Shark: Season 1 - LAPD Blues (Review)
Review by Jack Foley
INDIELONDON singles out notable episodes from our favourite television series for stand-alone reviews. On this occasion we take a look at the key episode of Shark entitled LAPD Blue.
What’s the story? An undercover narcotics detective is murdered by a drug dealer and legal hotshot Sebastian Stark (James Woods) has to deal with the murdered cop’s partner (Henry Simmons), who is hesitant to trust or help him because he often used questionable means to win acquittals for his often-guilty clients when he was a defence attorney.
Why the review? After the Spike Lee directed opening episode, Shark continued to try and win audiences over with its sharp mix of legal game-playing and father-daughter relationship. But while the formula makes for an easy watch and James Woods is a superb leading man, the show so far has only been good without ever coming close to great.
Digging a little deeper: I have long been a fan of James Woods. He is an incredibly charismatic actor who can make the most banal material seem interesting (watch his scene-stealing villain in Sylvester Stallone’s The Specialist as ample proof of this). Put him together with something that’s worthy of his talents, however, and he can be electrifying (as in last season’s ER or films like Salvador).
Having found and enjoyed TV thanks to ER, Woods now gets his own show on which to showcase his skills. But while Shark boasts plenty of potential, it has yet to deliver the real goods. So, in true legal fashion, we present the case for and against.

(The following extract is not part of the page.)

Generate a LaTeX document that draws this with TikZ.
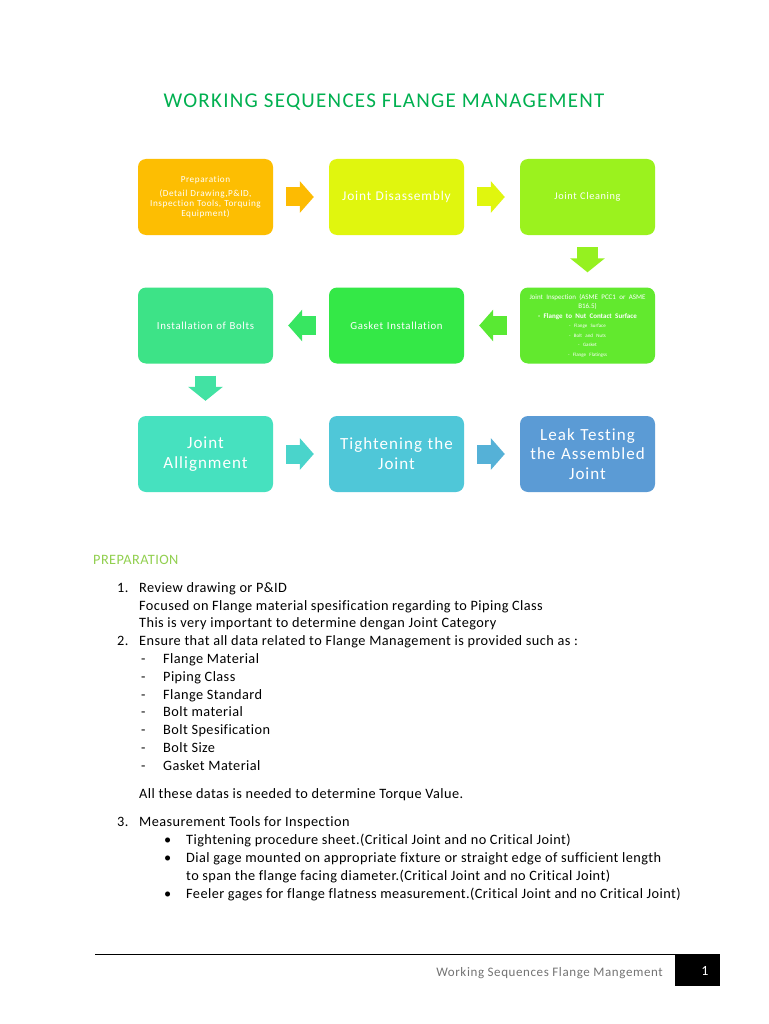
\documentclass[tikz,border=0pt]{standalone}
\usepackage{fontspec}
\setmainfont{Carlito}[Ligatures=NoCommon]
\usetikzlibrary{arrows.meta}

\definecolor{prepC}{HTML}{FDBE02}
\definecolor{disC}{HTML}{E0F60E}
\definecolor{cleC}{HTML}{9BF21E}
\definecolor{inspC}{HTML}{62E92E}
\definecolor{gasC}{HTML}{34E847}
\definecolor{boltC}{HTML}{3DE387}
\definecolor{aligC}{HTML}{46E1BF}
\definecolor{tighC}{HTML}{4FC7D8}
\definecolor{leakC}{HTML}{5B9BD5}
\definecolor{titleC}{HTML}{00B050}
\definecolor{headC}{HTML}{92D050}

\begin{document}
\begin{tikzpicture}[x=1pt, y=-1pt,
  box/.style={rounded corners=8pt, minimum width=135pt, minimum height=76pt, inner sep=2pt, text width=131pt, align=center, text=white},
  blk/.style={line width=19pt, -{Triangle[length=14pt,width=31pt]}, shorten <=13pt, shorten >=15pt},
  blkv/.style={line width=21pt, -{Triangle[length=14pt,width=34pt]}, shorten <=12pt, shorten >=15pt},
  body/.style={anchor=base west, inner sep=0pt, font=\fontsize{14.3}{17.75}\selectfont\addfontfeature{LetterSpace=3}},
  fs/.style 2 args={font=\fontsize{#1}{#2}\selectfont\addfontfeature{LetterSpace=6}}]
            \useasboundingbox (0,0) rectangle (768,1024);
            \fill[white] (0,0) rectangle (768,1024);
            % title
            \node[anchor=base, inner sep=0pt, text=titleC, font=\fontsize{21}{24}\selectfont\addfontfeature{LetterSpace=6}] (title) at (384,108) {WORKING SEQUENCES FLANGE MANAGEMENT};
            % steps
            \node[box, fill=prepC, fs={9.2}{10.2}] (prep) at (205.5,197) {Preparation\\[4pt](Detail Drawing,P\&ID,\\Inspection Tools, Torquing\\Equipment)};
            \node[box, fill=disC, fs={13.4}{16}] (disas) at (396.5,197) {Joint Disassembly};
            \node[box, fill=cleC, fs={10.3}{12}] (clean) at (587.5,197) {Joint Cleaning};
            \node[box, fill=inspC] (insp) at (587.5,325.5) {\fontsize{7}{9.5}\selectfont Joint Inspection (ASME PCC1 or ASME\\B16.5)\par
              \textbf{- Flange to Nut Contact Surface}\par
              \fontsize{5}{9.5}\selectfont - Flange Surface\par - Bolt and Nuts\par - Gasket\par - Flange Flatingss\par};
            \node[box, fill=gasC, fs={10.8}{13}] (gasket) at (396.5,325.5) {Gasket Installation};
            \node[box, fill=boltC, fs={10.8}{13}] (bolts) at (205.5,325.5) {Installation of Bolts};
            \node[box, fill=aligC, fs={17}{20}] (align) at (205.5,454) {Joint\\Allignment};
            \node[box, fill=tighC, fs={17}{20}] (tight) at (396.5,454) {Tightening the\\Joint};
            \node[box, fill=leakC, fs={17}{19.5}] (leak) at (587.5,454) {Leak Testing\\the Assembled\\Joint};
            % arrows
            \draw[blk, color=prepC!95!orange] (prep) -- (disas);
            \draw[blk, color=disC] (disas) -- (clean);
            \draw[blkv, color=cleC!90!inspC] (clean) -- (insp);
            \draw[blk, color=inspC!80!gasC] (insp) -- (gasket);
            \draw[blk, color=gasC!60!boltC] (gasket) -- (bolts);
            \draw[blkv, color=boltC!50!aligC] (bolts) -- (align);
            \draw[blk, color=aligC!50!tighC] (align) -- (tight);
            \draw[blk, color=tighC!50!leakC] (tight) -- (leak);
            % text
            \node[body, text=headC] (prephead) at (93,564.5) {PREPARATION};
            \node[body] (n1) at (117,592.5) {1.};
            \node[body] (l1) at (139,592.5) {Review drawing or P\&ID};
            \node[body] (l2) at (139,610.5) {Focused on Flange material spesification regarding to Piping Class};
            \node[body] (l3) at (139,627.5) {This is very important to determine dengan Joint Category};
            \node[body] (n2) at (117,645.5) {2.};
            \node[body] (l4) at (139,645.5) {Ensure that all data related to Flange Management is provided such as :};
            \node[body] (d1) at (141,663.5) {-};
            \node[body] (i1) at (163,663.5) {Flange Material};
            \node[body] (d2) at (141,681.5) {-};
            \node[body] (i2) at (163,681.5) {Piping Class};
            \node[body] (d3) at (141,699.5) {-};
            \node[body] (i3) at (163,699.5) {Flange Standard};
            \node[body] (d4) at (141,716.5) {-};
            \node[body] (i4) at (163,716.5) {Bolt material};
            \node[body] (d5) at (141,734.5) {-};
            \node[body] (i5) at (163,734.5) {Bolt Spesification};
            \node[body] (d6) at (141,752.5) {-};
            \node[body] (i6) at (163,752.5) {Bolt Size};
            \node[body] (d7) at (141,770.5) {-};
            \node[body] (i7) at (163,770.5) {Gasket Material};
            \node[body] (l5) at (139,798.5) {All these datas is needed to determine Torque Value.};
            \node[body] (n3) at (117,826.5) {3.};
            \node[body] (l6) at (139,826.5) {Measurement Tools for Inspection};
            \node[body] (b1) at (164,844.5) {\textbullet};
            \node[body] (t1) at (186,844.5) {Tightening procedure sheet.(Critical Joint and no Critical Joint)};
            \node[body] (b2) at (164,862.5) {\textbullet};
            \node[body] (t2) at (186,862.5) {Dial gage mounted on appropriate fixture or straight edge of sufficient length};
            \node[body] (t3) at (186,880.5) {to span the flange facing diameter.(Critical Joint and no Critical Joint)};
            \node[body] (b3) at (164,898.5) {\textbullet};
            \node[body] (t4) at (186,898.5) {Feeler gages for flange flatness measurement.(Critical Joint and no Critical Joint)};
            % footer
            \draw[line width=1.5pt] (95,954.5) -- (720,954.5);
            \node[anchor=base east, inner sep=0pt, text=black!55, font=\fontsize{13}{15}\selectfont\addfontfeature{LetterSpace=4.6}] (foot) at (663,976.5) {Working Sequences Flange Mangement};
            \fill[black] (675,955) rectangle (720,986);
            \node[anchor=base, inner sep=0pt, text=white, fs={14}{17}] (page) at (705,975) {1};
        \end{tikzpicture}
\end{document}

The case for goes something like this… Shark is worth watching for James Woods alone. It’s sharply written, plays to Woods strengths and comes alive in the courtroom when the actor gets the chance to showboat.
Woods is the perfect choice to play an obnoxious defence lawyer who switches sides following a crisis of confidence. He has long demonstrated the ability to play both sinister and sympathetic in equal measure, trading on his passionate sense of timing and his looks. As Sebastian Stark, he maintains a ruthless streak shown in some of his better villains, whilst also displaying a sensitive side in moments with his daughter.
He also gets to deliver his put-downs with casual relish, striking with all the grace, agility and downright ferociousness of a Great White Shark. Hence, Shark provides a suitably undemanding slice of escapism that keeps you watching.
But the case against it could eventually contribute to its early disbarment. Rather like House, the programme which comes before it on Channel Five, it’s focused on one flawed hero whose charisma sometimes comes at the expense of the supporting characters.
In House‘s case, it’s saved by some suitably twisting plots, more clever writing and enough supporting players to keep Hugh Laurie on his toes (most notably Robert Sean Leonard who consistently provides a nice foil). As yet, Shark has no such fallbacks.
His fresh-faced team of legal recruits have yet to distinguish themselves or rise above cliche, while his superiors merely huff and puff without ever really threatening to blow Stark’s house down. The cases, too, are pretty straightforward where a little more complexity may pay richer dividends.
In LAPD Blue, for example, the guilt of the drug dealer was never in doubt. Nor was the innocence of either of the cops involved in the case. The only suspense stemmed from how Stark would get round the potentially disastrous issue of the dead cop’s partner’s decision to plant evidence. That he managed to do it impressively by pegging the prosecution’s case on the cop’s confession was a nice touch – but audiences had to wait while his inept bunch of rookie legal eagles did their best to screw things up.
It’s an almost identical formula to House but it tip-toes through the moral grey zones, where Hugh Laurie’s maverick doctor wallows in them. As such, Shark‘s bite is much tamer.
If, as hinted, Henry Simmons does continue to appear in the show then he, at least, might provide a worthy sparring partner for Woods having done well as part of the latter-day NYPD Blue ensemble. But Shark still has some work to do to convince us it has the legs for a long and successful run.